Practical limitations and open challenges remain. Most architectures rely on significant engineering of loss weighting and/or mask patterns for stability and convergence. Some modular approaches decouple diffusion from autoregressive decoding, precluding end-to-end training and potentially limiting global coherence (Zhang et al., 1 May 2025). Hardware and memory constraints affect extremely long or high-dimensional series, especially for quadratic-complexity attention operations. Evaluation metrics such as FID may not fully capture temporal coherence or downstream utility, indicating a need for more discriminative benchmarks (Wang et al., 13 Oct 2025).

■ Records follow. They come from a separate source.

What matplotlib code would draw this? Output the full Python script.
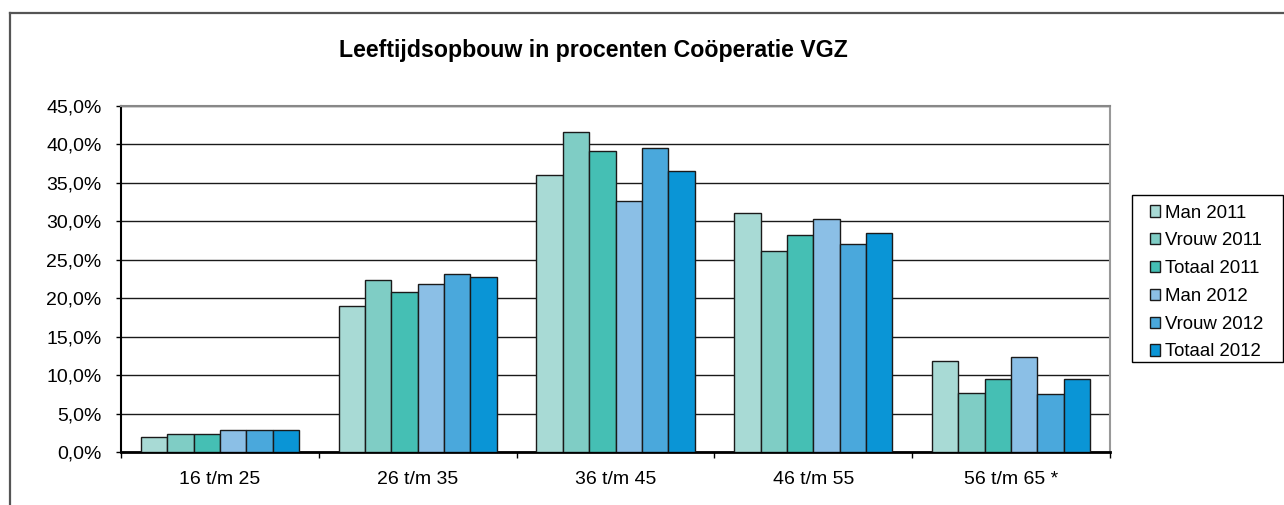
import matplotlib
matplotlib.use("Agg")
import matplotlib.pyplot as plt
from matplotlib.lines import Line2D
from matplotlib.patches import Rectangle
from matplotlib.ticker import FuncFormatter, MultipleLocator
import numpy as np

plt.rcParams['font.family'] = ['Liberation Sans', 'DejaVu Sans']

categories = ["16 t/m 25", "26 t/m 35", "36 t/m 45", "46 t/m 55", "56 t/m 65 *"]
series_names = ["Man 2011", "Vrouw 2011", "Totaal 2011", "Man 2012", "Vrouw 2012", "Totaal 2012"]
man_2011 = [2.0, 19.0, 36.0, 31.1, 11.9]
vrouw_2011 = [2.3, 22.4, 41.6, 26.1, 7.7]
totaal_2011 = [2.3, 20.8, 39.2, 28.2, 9.5]
man_2012 = [2.8, 21.9, 32.7, 30.3, 12.4]
vrouw_2012 = [2.8, 23.2, 39.5, 27.1, 7.5]
totaal_2012 = [2.8, 22.7, 36.6, 28.5, 9.5]
series_values = [man_2011, vrouw_2011, totaal_2011, man_2012, vrouw_2012, totaal_2012]
colors = ["#A8DAD5", "#7FCDC5", "#45BFB4", "#8BBFE6", "#4AA8DC", "#0A95D6"]
title = "Leeftijdsopbouw in procenten Coöperatie VGZ"

W, H = 1284, 505
fig = plt.figure(figsize=(W/100, H/100), dpi=100)
ax = fig.add_axes([121/W, 1-452/H, (1110-121)/W, (452-106)/H])

n = len(series_names)
group_w = 0.8
bw = group_w / n
x = np.arange(len(categories))
for i, (name, vals, c) in enumerate(zip(series_names, series_values, colors)):
    ax.bar(x - group_w/2 + bw*(i+0.5), vals, width=bw, color=c,
           edgecolor='#1a1a1a', linewidth=1.0, label=name, zorder=3)

ax.set_xlim(-0.5, len(categories)-0.5)
ax.set_ylim(0, 45)
ax.yaxis.set_major_locator(MultipleLocator(5))
ax.yaxis.set_major_formatter(FuncFormatter(lambda v, p: f"{v:.1f}%".replace('.', ',')))
ax.grid(axis='y', color='#1a1a1a', linewidth=1.0, zorder=0)
ax.set_axisbelow(True)

ax.set_xticks(np.arange(len(categories)+1) - 0.5)
ax.set_xticklabels([])
ax.set_xticks(x, minor=True)
ax.set_xticklabels(categories, minor=True)
ax.tick_params(axis='x', which='major', direction='out', length=4.3, width=1, color='black')
ax.tick_params(axis='x', which='minor', length=0, labelsize=14, pad=13.5)
ax.tick_params(axis='y', direction='out', length=3.6, width=1, labelsize=14, pad=10.5, color='black')

ax.spines['left'].set_color('black')
ax.spines['left'].set_linewidth(1.5)
ax.spines['bottom'].set_color('black')
ax.spines['bottom'].set_linewidth(2.0)
ax.spines['top'].set_color('#888888')
ax.spines['top'].set_linewidth(1.5)
ax.spines['right'].set_color('#999999')
ax.spines['right'].set_linewidth(1.5)

fig.text(593/W, 1-50/H, title, ha='center', va='center', fontsize=16.7, fontweight='bold')

leg = fig.legend(loc='center left', bbox_to_anchor=(1149.5/W, 1-282.5/H),
                 fontsize=13.4, frameon=False,
                 handlelength=0.55, handleheight=0.55, handletextpad=0.3,
                 labelspacing=0.58, borderpad=0, borderaxespad=0)

# legend frame
fig.add_artist(Rectangle((1131.5/W, 1-362/H), (1283-1131.5)/W, (362-195)/H,
                         transform=fig.transFigure, fill=False,
                         edgecolor='black', linewidth=1.0))

# outer chart border (top and left edges)
fig.add_artist(Line2D([9.5/W, 1.0], [1-12.5/H, 1-12.5/H], transform=fig.transFigure,
                      color='#555555', linewidth=1.6))
fig.add_artist(Line2D([9.5/W, 9.5/W], [0.0, 1-12.5/H], transform=fig.transFigure,
                      color='#555555', linewidth=1.6))

fig.savefig("out.png", dpi=100)
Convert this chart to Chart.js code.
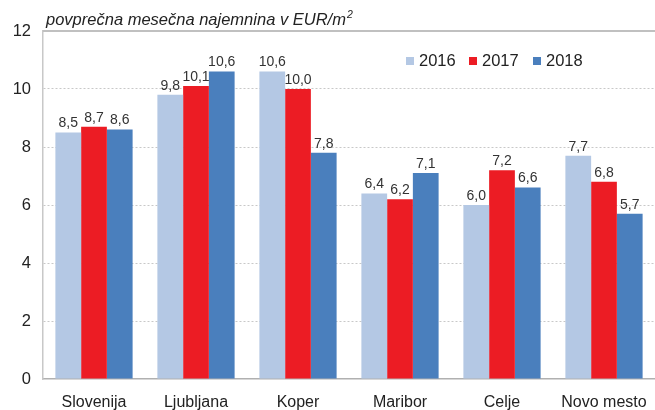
<!DOCTYPE html>
<html>
<head>
<meta charset="utf-8">
<script src="https://cdn.jsdelivr.net/npm/chart.js@4"></script>
<style>
  body { margin: 0; background: #fff; }
  #wrap { width: 655px; height: 410px; }
</style>
</head>
<body>
<div id="wrap"><canvas id="canvas" width="655" height="410"></canvas></div>
<script>
const regions = ['Slovenija', 'Ljubljana', 'Koper', 'Maribor', 'Celje', 'Novo mesto'];
const rent2016 = [8.5, 9.8, 10.6, 6.4, 6.0, 7.7];
const rent2017 = [8.7, 10.1, 10.0, 6.2, 7.2, 6.8];
const rent2018 = [8.6, 10.6, 7.8, 7.1, 6.6, 5.7];
const years = ['2016', '2017', '2018'];
const yTicks = [0, 2, 4, 6, 8, 10, 12];

const colors = ['#b4c8e4', '#ec1c24', '#4a7fbd'];
const fontFam = '"Liberation Sans", Arial, sans-serif';

// value labels above bars
const labelPlugin = {
    id: 'barLabels',
    afterDatasetsDraw(chart) {
        const ctx = chart.ctx;
        ctx.save();
        ctx.font = '14px ' + fontFam;
        ctx.fillStyle = '#333';
        ctx.textAlign = 'center';
        ctx.textBaseline = 'bottom';
        chart.data.datasets.forEach((ds, i) => {
            chart.getDatasetMeta(i).data.forEach((bar, j) => {
                ctx.fillText(ds.data[j].toFixed(1).replace('.', ','), bar.x, bar.y - 2);
            });
        });
        ctx.restore();
    }
};

// title, legend and top frame line
const headPlugin = {
    id: 'head',
    beforeDatasetsDraw(chart) {
        const ctx = chart.ctx, a = chart.chartArea;
        ctx.save();
        ctx.strokeStyle = '#c0c0c0';
        ctx.lineWidth = 2;
        ctx.beginPath();
        ctx.moveTo(a.left, a.top);
        ctx.lineTo(a.right, a.top);
        ctx.stroke();
        ctx.restore();
    },
    afterDraw(chart) {
        const ctx = chart.ctx;
        ctx.save();
        ctx.fillStyle = '#222';
        ctx.textBaseline = 'alphabetic';
        ctx.font = 'italic 16.5px ' + fontFam;
        const t = 'povprečna mesečna najemnina v EUR/m';
        ctx.fillText(t, 46, 25);
        const w = ctx.measureText(t).width;
        ctx.font = 'italic 10.5px ' + fontFam;
        ctx.fillText('2', 46 + w + 1, 18);

        const xs = [406, 469, 533];
        ctx.font = '16.5px ' + fontFam;
        ctx.textBaseline = 'middle';
        chart.data.datasets.forEach((ds, i) => {
            ctx.fillStyle = ds.backgroundColor;
            ctx.fillRect(xs[i], 57, 8, 8);
            ctx.fillStyle = '#222';
            ctx.fillText(ds.label, xs[i] + 13, 61);
        });
        ctx.restore();
    }
};

new Chart(document.getElementById('canvas'), {
    type: 'bar',
    data: {
        labels: regions,
        datasets: [
            { label: years[0], data: rent2016, backgroundColor: colors[0] },
            { label: years[1], data: rent2017, backgroundColor: colors[1] },
            { label: years[2], data: rent2018, backgroundColor: colors[2] }
        ]
    },
    options: {
        responsive: false,
        animation: false,
        layout: { padding: { top: 31, right: -6, left: 0, bottom: 0 } },
        datasets: {
            bar: { categoryPercentage: 0.757, barPercentage: 1.0 }
        },
        plugins: {
            legend: { display: false },
            title: { display: false },
            tooltip: { enabled: false }
        },
        scales: {
            x: {
                grid: { display: false },
                border: { color: '#b0b0b0', width: 1.5 },
                ticks: {
                    color: '#222',
                    padding: 6,
                    font: { family: fontFam, size: 16 }
                },
                afterFit(scale) { scale.height = 31; }
            },
            y: {
                min: 0,
                max: 12,
                afterBuildTicks(scale) { scale.ticks = yTicks.map(v => ({ value: v })); },
                grid: {
                    color: (c) => c.tick && (c.tick.value === 12 || c.tick.value === 0) ? 'rgba(0,0,0,0)' : '#c8c8c8',
                    lineWidth: 1,
                    drawTicks: false
                },
                border: { color: '#c8c8c8', width: 1.5, dash: [2, 2] },
                ticks: {
                    color: '#222',
                    padding: 12,
                    font: { family: fontFam, size: 16.5 }
                },
                afterFit(scale) { scale.width = 43; }
            }
        }
    },
    plugins: [labelPlugin, headPlugin]
});
</script>
</body>
</html>
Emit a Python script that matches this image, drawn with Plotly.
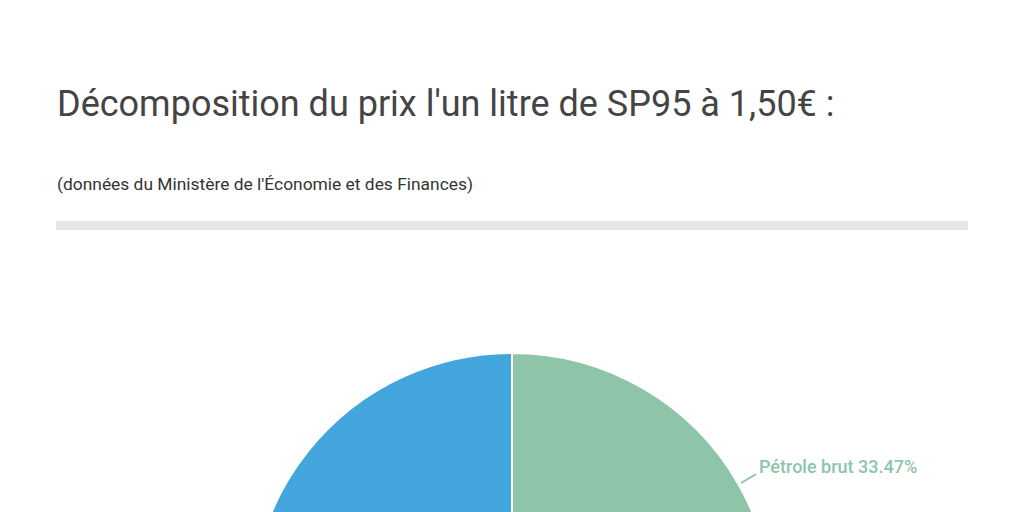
import math
import plotly.graph_objects as go

# Data (only the first slice is readable in the reference; the rest are estimates)
labels = ["Pétrole brut", "Raffinage", "Distribution", "Taxes (TICPE + TVA)"]
values = [33.47, 3.13, 6.27, 57.13]
colors = ["#8ec4a8", "#f2b35e", "#d96b6b", "#42a5dc"]

title_text = "Décomposition du prix l'un litre de SP95 à 1,50€ :"
subtitle_text = "(données du Ministère de l'Économie et des Finances)"

W, H = 1024, 1212
OFF = 8  # page body margin
cx, cy, r = 512 - OFF, 614 - OFF, 261

def px(x):
    return x / W

def py(y):
    return 1 - y / H

fig = go.Figure(go.Pie(
    labels=labels,
    values=values,
    marker=dict(colors=colors, line=dict(color="white", width=2)),
    sort=False,
    direction="clockwise",
    rotation=0,
    textinfo="none",
    hoverinfo="label+percent",
    showlegend=False,
    domain=dict(x=[px(cx - r), px(cx + r)], y=[py(cy + r), py(cy - r)]),
))

# outside labels with short leader lines, placed from each slice's mid angle
total = sum(values)
cum = 0.0
for lab, val, col in zip(labels, values, colors):
    mid = (cum + val / 2) / total * 2 * math.pi
    cum += val
    sx, sy = math.sin(mid), -math.cos(mid)
    x0, y0 = cx + (r + 3) * sx, cy + (r + 3) * sy
    side = 1 if sx >= 0 else -1
    x1, y1 = x0 + 15 * side, y0 - 9
    fig.add_shape(type="line", xref="paper", yref="paper",
                  x0=px(x0), y0=py(y0), x1=px(x1), y1=py(y1),
                  line=dict(color=col, width=2))
    fig.add_annotation(text=f"{lab} {val / total * 100:.2f}%",
                       xref="paper", yref="paper",
                       x=px(x1 + 1 * side), y=py(y1 - 7),
                       xanchor="left" if side > 0 else "right", yanchor="middle",
                       showarrow=False,
                       font=dict(family="Roboto", size=18, color=col, weight=500))

fig.add_shape(type="rect", xref="paper", yref="paper",
              x0=px(56 - OFF), x1=px(968 - OFF), y0=py(230 - OFF), y1=py(221 - OFF),
              fillcolor="#e6e6e6", line=dict(width=0), layer="below")

fig.add_annotation(text=title_text, xref="paper", yref="paper",
                   x=px(55 - OFF), y=py(103.5 - OFF), xanchor="left", yanchor="middle",
                   showarrow=False,
                   font=dict(family="Roboto", size=36, color="#444444"))
fig.add_annotation(text=subtitle_text, xref="paper", yref="paper",
                   x=px(55 - OFF), y=py(183.5 - OFF), xanchor="left", yanchor="middle",
                   showarrow=False,
                   font=dict(family="Roboto", size=17.4, color="#333333"))

fig.update_layout(
    width=W, height=H,
    margin=dict(l=0, r=0, t=0, b=0),
    paper_bgcolor="white",
    plot_bgcolor="white",
    font=dict(family="Roboto"),
)

fig.write_html("out.html")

Touchstone limitations and future directions from the literature include unifying diffusion and Transformer modules into fully end-to-end, non-modular stacks, advancing time-series-specific positional/frequency embeddings, and extending model editing to enforce external physical constraints without retraining (Cao et al., 2024, Zhang et al., 1 May 2025, Sommers et al., 2024).

7. Outlook and Continued Research

The integration of diffusion models and Transformers for time-series generative modeling, augmentation, forecasting, and representation learning is rapidly advancing. Empirical evidence shows clear superiority over prior adversarial and autoregressive-only models in sample fidelity, diversity, and downstream utility. Foundation-style architectures (e.g., TimeDiT, UTSD) now convincingly demonstrate strong zero-shot transfer, robustness to missingness and variable resolution, and capacity for efficient downstream adaptation. Future research will likely focus on fully non-autoregressive, interpretable, and physically-informed architectures, improved evaluation metrics, and universal transformer-diffusion models spanning heterogeneous domains (Cao et al., 2024, Ma et al., 2024, Garuti et al., 10 Apr 2025, Yuan et al., 2024).